Frequently asked questions
How long does coralline algae take to appear?
With a good spore source and stable water chemistry, small pink or purple dots typically appear within four to eight weeks. Full encrustation of the rockwork takes longer - expect six to 12 months in a well-maintained tank. The timeline is heavily influenced by parameter consistency: a tank that holds calcium and alkalinity steady every day grows coralline noticeably faster than one that swings.
Can coralline algae grow on equipment and powerheads?

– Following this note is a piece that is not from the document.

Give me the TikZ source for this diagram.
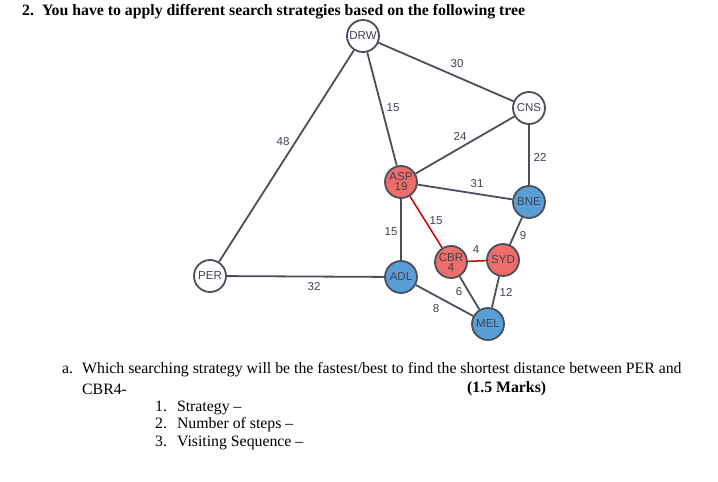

Yes, and it does. It will colonize heaters, powerhead housing, overflow boxes, and return pipes given time. Most reefers leave it alone on equipment - it does no harm and contributes to the established look. If it begins to clog intake screens or impellers, remove those parts during maintenance and scrub them separately.
Is the white stuff on my rock dead coralline?
Almost certainly yes. Coralline that dies bleaches to chalky white while the calcium carbonate skeleton remains. The usual causes are a sharp parameter crash (calcium or alkalinity dropping rapidly), a temperature spike, or physical damage. The white patches can re-colonize if the underlying cause is fixed and viable spores are still circulating in the water.
Does coralline algae directly harm corals?
It does not harm established corals and will not overgrow healthy coral tissue. It may slowly encroach on the base of a frag plug, but it stops at living tissue. Some aquarists gently scrape the plug bases during frag maintenance to keep the coral skeleton clear.